>> START Extracted information
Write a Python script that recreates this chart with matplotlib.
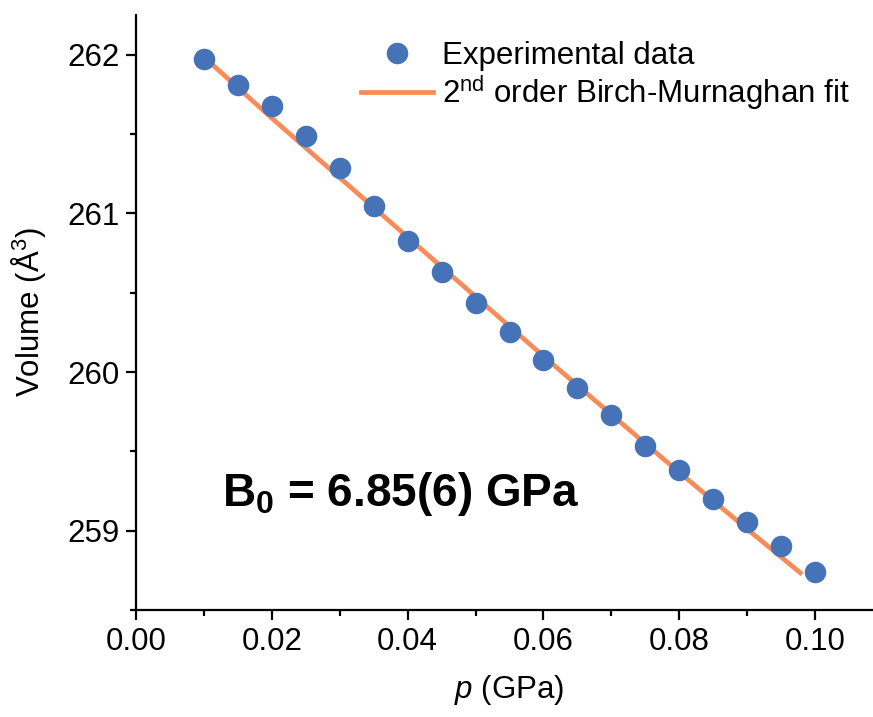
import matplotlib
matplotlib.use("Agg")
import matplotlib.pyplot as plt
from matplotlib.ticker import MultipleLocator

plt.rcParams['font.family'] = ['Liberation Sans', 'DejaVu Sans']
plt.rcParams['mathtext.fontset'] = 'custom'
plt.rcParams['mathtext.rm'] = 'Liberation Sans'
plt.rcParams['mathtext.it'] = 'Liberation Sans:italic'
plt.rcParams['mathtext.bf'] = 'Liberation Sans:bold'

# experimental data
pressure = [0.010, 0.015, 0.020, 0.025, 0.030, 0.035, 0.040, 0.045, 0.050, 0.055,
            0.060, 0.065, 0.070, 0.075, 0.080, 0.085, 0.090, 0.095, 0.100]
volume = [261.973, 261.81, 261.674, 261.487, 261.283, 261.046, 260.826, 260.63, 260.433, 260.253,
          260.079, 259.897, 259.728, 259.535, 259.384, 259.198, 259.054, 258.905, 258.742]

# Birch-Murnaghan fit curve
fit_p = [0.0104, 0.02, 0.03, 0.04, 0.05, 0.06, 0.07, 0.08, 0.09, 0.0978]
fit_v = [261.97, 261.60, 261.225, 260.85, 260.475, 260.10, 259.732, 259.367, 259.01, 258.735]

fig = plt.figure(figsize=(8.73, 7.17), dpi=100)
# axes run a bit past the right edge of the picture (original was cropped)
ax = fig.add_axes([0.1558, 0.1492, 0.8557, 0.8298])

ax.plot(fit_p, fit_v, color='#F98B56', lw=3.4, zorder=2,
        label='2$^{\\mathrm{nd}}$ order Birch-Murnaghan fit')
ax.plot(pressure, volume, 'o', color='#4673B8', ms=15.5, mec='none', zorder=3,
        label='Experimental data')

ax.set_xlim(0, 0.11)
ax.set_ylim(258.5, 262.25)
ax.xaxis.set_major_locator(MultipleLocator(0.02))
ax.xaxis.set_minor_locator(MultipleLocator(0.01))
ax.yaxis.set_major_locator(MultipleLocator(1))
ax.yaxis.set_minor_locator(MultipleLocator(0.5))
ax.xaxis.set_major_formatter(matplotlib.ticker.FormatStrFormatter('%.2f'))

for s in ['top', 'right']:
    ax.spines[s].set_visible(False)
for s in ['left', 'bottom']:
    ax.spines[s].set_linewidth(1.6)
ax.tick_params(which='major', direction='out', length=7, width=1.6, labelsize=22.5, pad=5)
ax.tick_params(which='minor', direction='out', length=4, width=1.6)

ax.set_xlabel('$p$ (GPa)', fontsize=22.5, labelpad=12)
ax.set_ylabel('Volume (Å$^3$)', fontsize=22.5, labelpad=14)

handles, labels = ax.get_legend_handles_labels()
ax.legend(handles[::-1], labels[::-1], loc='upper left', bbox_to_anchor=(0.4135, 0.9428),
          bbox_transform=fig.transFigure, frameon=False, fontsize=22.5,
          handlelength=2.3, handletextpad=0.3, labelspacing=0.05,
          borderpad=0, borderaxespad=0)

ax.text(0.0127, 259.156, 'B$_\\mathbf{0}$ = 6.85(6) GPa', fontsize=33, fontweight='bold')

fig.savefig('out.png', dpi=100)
>> END Extracted information
>> START Extracted information
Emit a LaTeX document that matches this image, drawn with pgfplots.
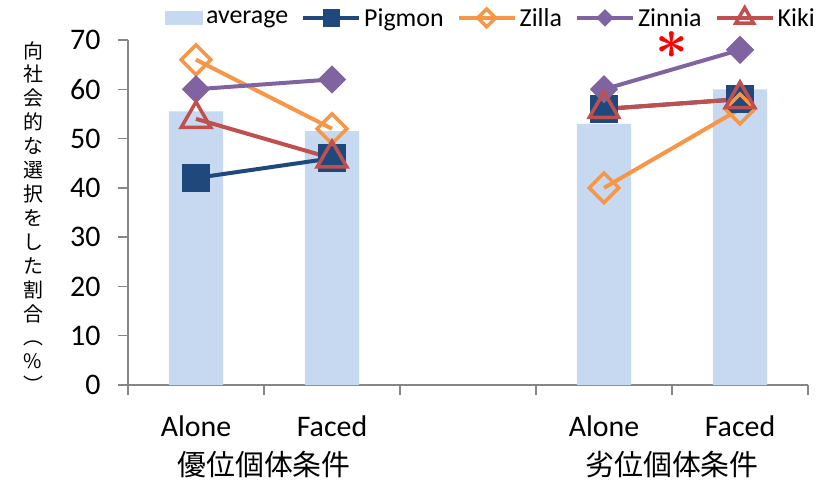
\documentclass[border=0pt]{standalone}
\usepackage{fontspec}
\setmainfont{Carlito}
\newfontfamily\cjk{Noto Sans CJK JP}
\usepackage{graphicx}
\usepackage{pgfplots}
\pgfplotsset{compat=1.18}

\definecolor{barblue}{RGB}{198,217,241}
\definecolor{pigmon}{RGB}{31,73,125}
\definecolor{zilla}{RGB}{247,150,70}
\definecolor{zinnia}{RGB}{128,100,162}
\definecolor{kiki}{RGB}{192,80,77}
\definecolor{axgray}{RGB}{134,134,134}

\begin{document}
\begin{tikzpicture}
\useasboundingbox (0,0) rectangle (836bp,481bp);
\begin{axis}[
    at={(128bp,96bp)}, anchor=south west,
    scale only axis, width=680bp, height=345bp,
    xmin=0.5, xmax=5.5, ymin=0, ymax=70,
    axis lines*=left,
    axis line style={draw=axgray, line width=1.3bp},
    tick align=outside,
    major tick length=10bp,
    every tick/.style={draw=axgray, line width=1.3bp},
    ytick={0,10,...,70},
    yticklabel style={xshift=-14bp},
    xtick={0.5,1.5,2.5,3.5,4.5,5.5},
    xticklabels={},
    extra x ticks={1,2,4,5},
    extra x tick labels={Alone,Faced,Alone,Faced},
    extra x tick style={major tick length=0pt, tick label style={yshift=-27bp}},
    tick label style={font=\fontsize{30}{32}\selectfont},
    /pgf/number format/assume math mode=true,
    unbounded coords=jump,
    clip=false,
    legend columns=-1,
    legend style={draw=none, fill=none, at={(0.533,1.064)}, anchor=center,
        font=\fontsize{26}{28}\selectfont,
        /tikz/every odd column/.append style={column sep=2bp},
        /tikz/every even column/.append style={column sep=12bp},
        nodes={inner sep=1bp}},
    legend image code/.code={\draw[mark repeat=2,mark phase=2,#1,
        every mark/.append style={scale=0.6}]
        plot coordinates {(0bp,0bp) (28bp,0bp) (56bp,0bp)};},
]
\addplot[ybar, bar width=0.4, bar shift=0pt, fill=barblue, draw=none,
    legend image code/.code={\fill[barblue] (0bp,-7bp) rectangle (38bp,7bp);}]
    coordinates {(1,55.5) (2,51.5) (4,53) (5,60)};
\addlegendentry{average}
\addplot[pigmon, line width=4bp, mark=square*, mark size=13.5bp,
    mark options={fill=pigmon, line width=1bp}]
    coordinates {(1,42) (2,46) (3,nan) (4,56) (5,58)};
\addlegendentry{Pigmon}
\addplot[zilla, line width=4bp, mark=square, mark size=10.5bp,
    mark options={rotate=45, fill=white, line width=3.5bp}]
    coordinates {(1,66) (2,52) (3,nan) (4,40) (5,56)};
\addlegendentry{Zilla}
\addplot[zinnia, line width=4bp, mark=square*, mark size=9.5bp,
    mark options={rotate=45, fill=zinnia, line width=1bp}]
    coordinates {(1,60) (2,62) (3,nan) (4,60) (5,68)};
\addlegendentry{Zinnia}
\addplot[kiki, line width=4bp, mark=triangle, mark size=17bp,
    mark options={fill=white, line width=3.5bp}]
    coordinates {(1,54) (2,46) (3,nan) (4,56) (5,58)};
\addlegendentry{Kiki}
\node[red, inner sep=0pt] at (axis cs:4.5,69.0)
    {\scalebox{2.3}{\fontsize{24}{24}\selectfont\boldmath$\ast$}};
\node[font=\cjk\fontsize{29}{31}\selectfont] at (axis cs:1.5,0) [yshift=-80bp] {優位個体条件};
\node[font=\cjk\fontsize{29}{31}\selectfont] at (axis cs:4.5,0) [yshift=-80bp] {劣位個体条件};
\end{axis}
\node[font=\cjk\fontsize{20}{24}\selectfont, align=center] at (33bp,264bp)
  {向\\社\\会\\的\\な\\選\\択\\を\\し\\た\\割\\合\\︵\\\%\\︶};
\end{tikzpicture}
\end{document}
>> END Extracted information
>> START Extracted information
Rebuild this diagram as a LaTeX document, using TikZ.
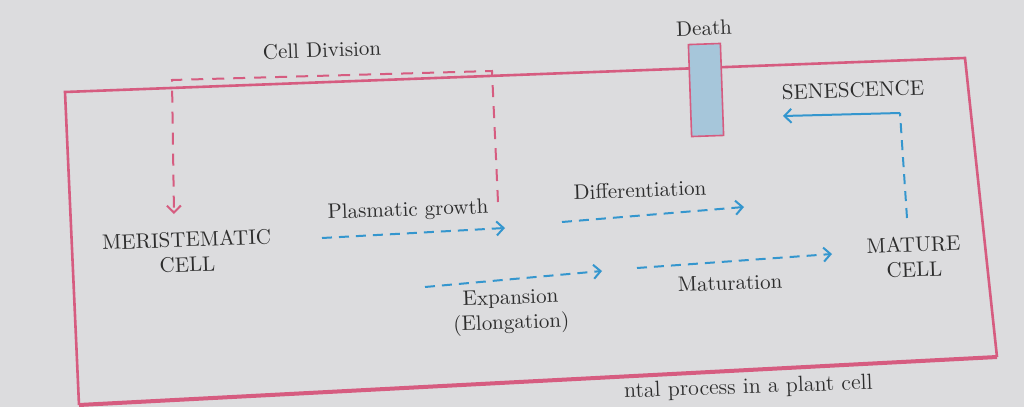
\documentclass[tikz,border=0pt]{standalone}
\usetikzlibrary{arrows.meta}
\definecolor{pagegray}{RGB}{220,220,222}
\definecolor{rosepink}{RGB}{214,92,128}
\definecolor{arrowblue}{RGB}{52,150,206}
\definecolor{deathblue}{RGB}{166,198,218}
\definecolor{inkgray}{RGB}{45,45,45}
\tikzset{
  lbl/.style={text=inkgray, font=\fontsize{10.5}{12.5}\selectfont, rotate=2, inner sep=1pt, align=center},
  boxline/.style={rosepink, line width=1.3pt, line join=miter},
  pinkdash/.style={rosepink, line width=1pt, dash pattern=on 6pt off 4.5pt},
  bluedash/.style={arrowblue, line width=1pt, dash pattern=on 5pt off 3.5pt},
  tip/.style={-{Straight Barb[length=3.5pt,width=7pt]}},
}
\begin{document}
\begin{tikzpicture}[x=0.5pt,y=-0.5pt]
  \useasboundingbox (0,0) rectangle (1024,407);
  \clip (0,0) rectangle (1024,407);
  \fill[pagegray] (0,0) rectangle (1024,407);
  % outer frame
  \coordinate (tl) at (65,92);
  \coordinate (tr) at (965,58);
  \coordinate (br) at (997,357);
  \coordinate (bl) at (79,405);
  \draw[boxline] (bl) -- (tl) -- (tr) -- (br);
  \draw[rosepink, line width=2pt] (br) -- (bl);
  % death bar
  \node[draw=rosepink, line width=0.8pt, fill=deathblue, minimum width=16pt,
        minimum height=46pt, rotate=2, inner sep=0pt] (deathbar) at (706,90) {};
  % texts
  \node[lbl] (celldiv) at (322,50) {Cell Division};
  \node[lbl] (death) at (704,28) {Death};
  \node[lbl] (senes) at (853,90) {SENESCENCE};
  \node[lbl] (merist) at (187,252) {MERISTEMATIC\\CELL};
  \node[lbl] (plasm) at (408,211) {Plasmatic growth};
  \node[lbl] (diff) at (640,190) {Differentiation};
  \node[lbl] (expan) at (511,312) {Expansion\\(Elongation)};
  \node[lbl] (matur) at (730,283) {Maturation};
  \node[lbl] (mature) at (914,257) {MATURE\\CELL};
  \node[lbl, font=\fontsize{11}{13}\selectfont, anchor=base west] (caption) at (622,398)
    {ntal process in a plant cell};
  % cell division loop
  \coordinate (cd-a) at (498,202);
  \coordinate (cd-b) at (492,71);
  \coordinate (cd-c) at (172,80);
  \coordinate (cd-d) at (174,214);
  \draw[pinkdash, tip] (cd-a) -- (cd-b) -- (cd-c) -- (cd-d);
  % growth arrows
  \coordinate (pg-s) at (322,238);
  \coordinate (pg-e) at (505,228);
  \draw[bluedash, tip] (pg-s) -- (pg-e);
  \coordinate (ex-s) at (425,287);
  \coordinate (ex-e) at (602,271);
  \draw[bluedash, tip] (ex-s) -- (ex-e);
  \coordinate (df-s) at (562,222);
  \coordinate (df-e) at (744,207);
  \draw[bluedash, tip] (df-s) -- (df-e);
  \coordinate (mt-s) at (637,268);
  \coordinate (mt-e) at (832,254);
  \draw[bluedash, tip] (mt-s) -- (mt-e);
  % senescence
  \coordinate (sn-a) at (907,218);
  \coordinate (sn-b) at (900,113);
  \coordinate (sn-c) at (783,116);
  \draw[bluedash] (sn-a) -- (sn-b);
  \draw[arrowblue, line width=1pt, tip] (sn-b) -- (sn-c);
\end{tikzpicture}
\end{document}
>> END Extracted information
The problem
Only the lines between the one with "Write a Python" and the one with "from matplotlib.ticker import MultipleLocator", those two included, get copied from the material above. Keep it exact and free of pictures.

Exercise output
Write a Python script that recreates this chart with matplotlib.
import matplotlib
matplotlib.use("Agg")
import matplotlib.pyplot as plt
from matplotlib.ticker import MultipleLocator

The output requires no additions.